Juru Kampanye Isu Plastik dan Perkotaan Greenpeace Indonesia, Ibar Akbar, menekankan pentingnya keseriusan pemerintah dalam menerapkan regulasi pengurangan plastik sekali pakai dan memberikan insentif bagi sistem guna ulang.

"Pemerintah harus serius menerapkan regulasi pengurangan plastik sekali pakai, termasuk insentif untuk sistem guna ulang sebagai langkah serius untuk mengurangi dampak limbah plastik," ujar Ibar.

Greenpeace juga menyoroti masalah bau menyengat yang timbul dari RDF Rorotan, yang disebabkan oleh sampah yang tidak terpilah dan kotor. Mereka mendesak pemerintah untuk menerapkan sistem pemilahan sampah dari sumbernya, sesuai dengan hierarki pengelolaan sampah yang ideal.

Respons Pemerintah Provinsi DKI Jakarta

Sebelumnya, Gubernur DKI Jakarta, Pramono Anung, dan Kepala Dinas Lingkungan Hidup DKI Jakarta, Asep Kuswanto, telah melakukan audiensi dengan warga terkait permasalahan RDF Rorotan.

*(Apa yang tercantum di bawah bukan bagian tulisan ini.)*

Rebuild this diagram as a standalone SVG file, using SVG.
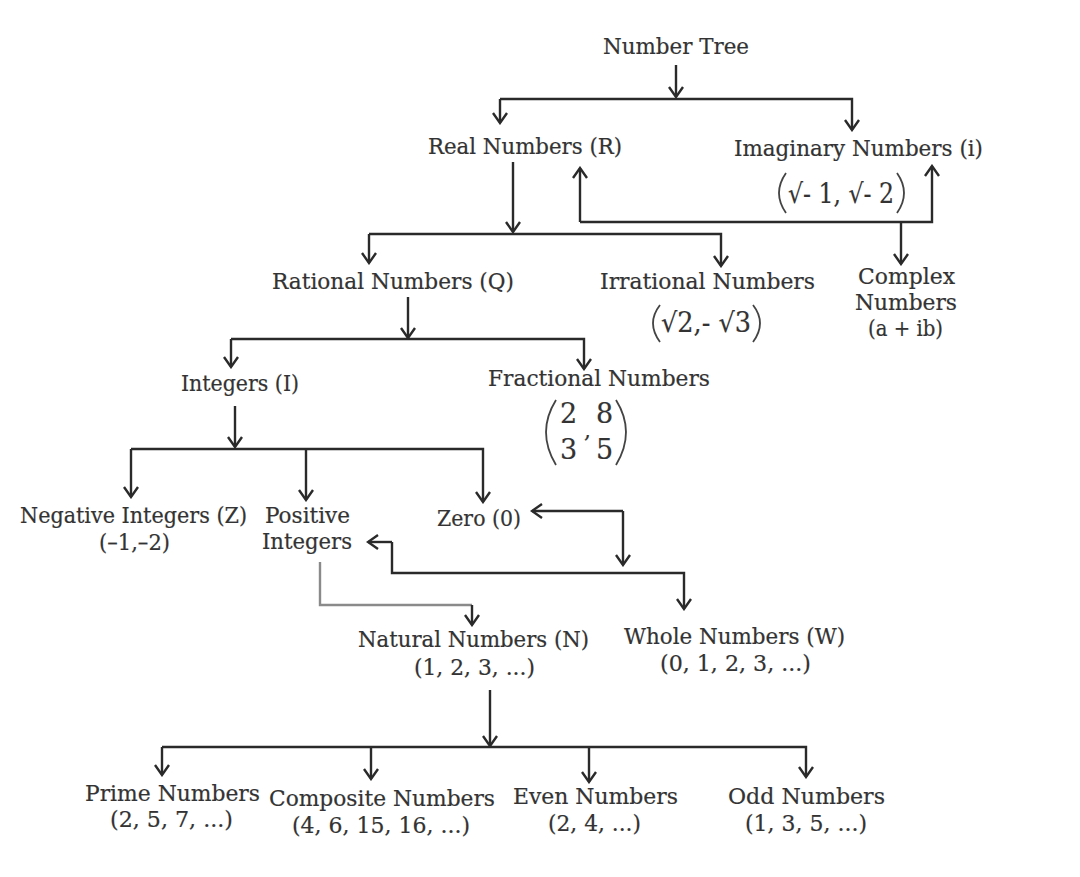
<svg xmlns="http://www.w3.org/2000/svg" width="1080" height="877" viewBox="0 0 1080 877">
<style>
text{font-family:"DejaVu Serif","Liberation Serif",serif;font-size:22px;fill:#333;stroke:#333;stroke-width:.2;text-anchor:start}
.m{font-size:27px}
.c path{fill:none;stroke:#2a2a2a;stroke-width:2.4}
.c path.g{stroke:#8a8a8a}
.p{fill:none;stroke:#444;stroke-width:1.8}
</style>
<defs>
<marker id="a" viewBox="-12 -8 14 16" refX="0" refY="0" markerWidth="14" markerHeight="16" markerUnits="userSpaceOnUse" orient="auto"><path d="M-10,-7 L0,0 L-10,7" fill="none" stroke="#2a2a2a" stroke-width="2.4"/></marker>
</defs>
<rect width="1080" height="877" fill="#fff"/>
<g class="c" id="connectors">
<path d="M676,65V97" marker-end="url(#a)"/>
<path d="M500,99V123" marker-end="url(#a)"/>
<path d="M500,99H852V130" marker-end="url(#a)"/>
<path d="M513,162V232" marker-end="url(#a)"/>
<path d="M369,234V263" marker-end="url(#a)"/>
<path d="M369,234H721V266" marker-end="url(#a)"/>
<path d="M580,222V168" marker-end="url(#a)"/>
<path d="M580,222H932V166" marker-end="url(#a)"/>
<path d="M901,222V264" marker-end="url(#a)"/>
<path d="M408,297V338" marker-end="url(#a)"/>
<path d="M231,339V367" marker-end="url(#a)"/>
<path d="M231,339H584V369" marker-end="url(#a)"/>
<path d="M235,406V447" marker-end="url(#a)"/>
<path d="M131,449V497" marker-end="url(#a)"/>
<path d="M131,449H483V502" marker-end="url(#a)"/>
<path d="M306,449V500" marker-end="url(#a)"/>
<path d="M623,511H532" marker-end="url(#a)"/>
<path d="M623,511V565" marker-end="url(#a)"/>
<path d="M392,542H368" marker-end="url(#a)"/>
<path d="M392,542V573H684V609" marker-end="url(#a)"/>
<path class="g" d="M320,562V605H472"/>
<path d="M472,605V625" marker-end="url(#a)"/>
<path d="M490,690V746" marker-end="url(#a)"/>
<path d="M162,747V775" marker-end="url(#a)"/>
<path d="M162,747H806V777" marker-end="url(#a)"/>
<path d="M371,747V779" marker-end="url(#a)"/>
<path d="M589,747V782" marker-end="url(#a)"/>
</g>
<g id="n-tree"><text x="603" y="54" textLength="146" lengthAdjust="spacingAndGlyphs">Number Tree</text></g>
<g id="n-real"><text x="428" y="154" textLength="194" lengthAdjust="spacingAndGlyphs">Real Numbers (R)</text></g>
<g id="n-imag"><text x="734" y="156" textLength="249" lengthAdjust="spacingAndGlyphs">Imaginary Numbers (i)</text>
<path class="p" d="M786,173Q772,193 786,213M897,173Q911,193 897,213"/>
<text class="m" x="788" y="203" textLength="106" lengthAdjust="spacingAndGlyphs">√- 1, √- 2</text></g>
<g id="n-rational"><text x="272" y="289" textLength="242" lengthAdjust="spacingAndGlyphs">Rational Numbers (Q)</text></g>
<g id="n-irrational"><text x="600" y="289" textLength="215" lengthAdjust="spacingAndGlyphs">Irrational Numbers</text>
<path class="p" d="M660,305Q646,323 660,342M753,305Q767,323 753,342"/>
<text class="m" x="661" y="332" textLength="90" lengthAdjust="spacingAndGlyphs">√2,- √3</text></g>
<g id="n-complex"><text x="858" y="284" textLength="97" lengthAdjust="spacingAndGlyphs">Complex</text>
<text x="855" y="310" textLength="102" lengthAdjust="spacingAndGlyphs">Numbers</text>
<text x="868" y="336" textLength="75" lengthAdjust="spacingAndGlyphs">(a + ib)</text></g>
<g id="n-integers"><text x="181" y="391" textLength="118" lengthAdjust="spacingAndGlyphs">Integers (I)</text></g>
<g id="n-fractional"><text x="488" y="386" textLength="222" lengthAdjust="spacingAndGlyphs">Fractional Numbers</text>
<path class="p" d="M556,400Q536,432 556,465M616,400Q636,432 616,465"/>
<text class="m" x="560" y="423">2</text><text class="m" x="596" y="423">8</text>
<text class="m" x="560" y="459">3</text><text x="584" y="438">,</text><text class="m" x="596" y="459">5</text></g>
<g id="n-negative"><text x="20" y="523" textLength="227" lengthAdjust="spacingAndGlyphs">Negative Integers (Z)</text>
<text x="99" y="550" textLength="71" lengthAdjust="spacingAndGlyphs">(–1,–2)</text></g>
<g id="n-positive"><text x="265" y="523" textLength="85" lengthAdjust="spacingAndGlyphs">Positive</text>
<text x="262" y="549" textLength="90" lengthAdjust="spacingAndGlyphs">Integers</text></g>
<g id="n-zero"><text x="437" y="526" textLength="84" lengthAdjust="spacingAndGlyphs">Zero (0)</text></g>
<g id="n-natural"><text x="358" y="647" textLength="231" lengthAdjust="spacingAndGlyphs">Natural Numbers (N)</text>
<text x="414" y="675" textLength="121" lengthAdjust="spacingAndGlyphs">(1, 2, 3, ...)</text></g>
<g id="n-whole"><text x="624" y="644" textLength="221" lengthAdjust="spacingAndGlyphs">Whole Numbers (W)</text>
<text x="660" y="671" textLength="151" lengthAdjust="spacingAndGlyphs">(0, 1, 2, 3, ...)</text></g>
<g id="n-prime"><text x="85" y="801" textLength="175" lengthAdjust="spacingAndGlyphs">Prime Numbers</text>
<text x="110" y="827" textLength="123" lengthAdjust="spacingAndGlyphs">(2, 5, 7, ...)</text></g>
<g id="n-composite"><text x="269" y="806" textLength="226" lengthAdjust="spacingAndGlyphs">Composite Numbers</text>
<text x="292" y="833" textLength="178" lengthAdjust="spacingAndGlyphs">(4, 6, 15, 16, ...)</text></g>
<g id="n-even"><text x="513" y="804" textLength="165" lengthAdjust="spacingAndGlyphs">Even Numbers</text>
<text x="548" y="831" textLength="93" lengthAdjust="spacingAndGlyphs">(2, 4, ...)</text></g>
<g id="n-odd"><text x="728" y="804" textLength="157" lengthAdjust="spacingAndGlyphs">Odd Numbers</text>
<text x="745" y="831" textLength="122" lengthAdjust="spacingAndGlyphs">(1, 3, 5, ...)</text></g>
</svg>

Gubernur Pramono mengklaim bahwa teknologi yang digunakan di fasilitas tersebut berasal dari Eropa dan telah menginstruksikan Dinas Lingkungan Hidup (DLH) untuk segera melakukan perbaikan.

Pemerintah Provinsi DKI Jakarta juga berjanji untuk memasang alat pemantau kualitas udara di radius 4-5 km dari RDF Plant Rorotan. Selain itu, DLH Jakarta telah mengosongkan 800 ton sampah lama di dalam bunker dan berencana melakukan uji coba tanpa sampah untuk memastikan semua mesin dan proses berfungsi dengan baik.

"Kami akan memastikan sistem deodorizer pada timbunan sampah di bunker telah beroperasi optimal sepanjang waktu, termasuk melakukan pengujian kualitas gas buang pada cerobong dan deodorizer, sehingga kualitas gas buang memenuhi baku mutu lingkungan yang berlaku," jelas Asep Kuswanto.

Kontroversi seputar RDF Rorotan ini menyoroti tantangan kompleks dalam pengelolaan sampah di Jakarta. Meskipun pemerintah mengklaim RDF sebagai solusi modern, kritik dari Greenpeace dan masyarakat sipil menunjukkan bahwa masih banyak pekerjaan rumah yang harus diselesaikan untuk memastikan bahwa pengelolaan sampah dilakukan secara berkelanjutan dan tidak membahayakan lingkungan serta kesehatan masyarakat.